La Basse-Cour devant la Fermet

Pencil on tan wove paper
7.3 x 9 cm.
Signed: Ch. J.

Charles Emile Jacque began his career at the age of seventeen, apprenticed to a map engraver in Paris, where he learned the technique of drypoint. He then enlisted in the French army for six years and during his service began sketching his surroundings. Following his military service, Jacque became established as a printmaker in London. The master then returned to France by 1830 where he stayed for the remainder of his life. While in France, Jacque developed a fondness for nature, making frequent trips to Burgundy to paint and draw rural landscapes, farm interiors and animals. Although already a well known engraver and printmaker, he turned increasingly toward painting, discovering Barbizon where he settled in 1849. He quickly integrated and became a member of the Barbizon school which included his colleagues Dupre, Rousseau and Diaz de la Pena. Throughout the rest of his career, Jacque drew as well as painted genre scenes of the rural Fontainebleau landscape. Through his art, Jacque strove to express the comfort he found in nature, as well as communicate his belief in the harmful effects of the nineteenth century industrialization on the natural world and simple, rustic country life.
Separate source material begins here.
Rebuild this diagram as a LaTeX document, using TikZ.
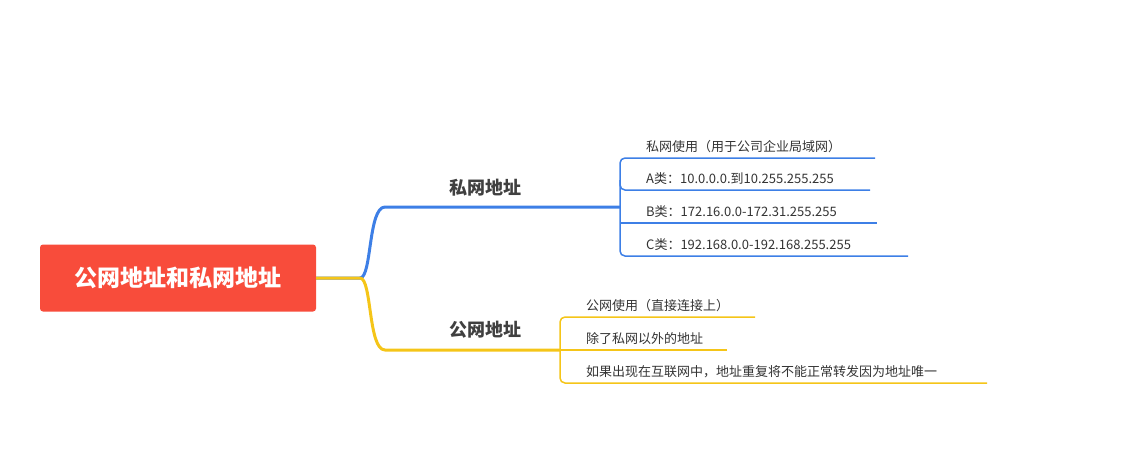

Our drawing indeed personifies Jacque’s talent for capturing the French countryside. A farmhouse dominates the composition, nestled between patches of bushes and hills. His trademark hens strut quietly on the right bank; a small stream flows from the edge of the
house toward the foreground, flowing out to meet the viewer. Jacque works with a delicate touch, yet the pencil strokes are drawn strongly enough in the darkest areas to convey light and shadow. Of the Barbizon artists, it was Jacque who worked on the smallest scale, as evident here, and portrayed his subjects with unusual intimacy and sensitivity for the time. The artist’s warm admiration for this scene is rendered through careful and sympathetic portrayal.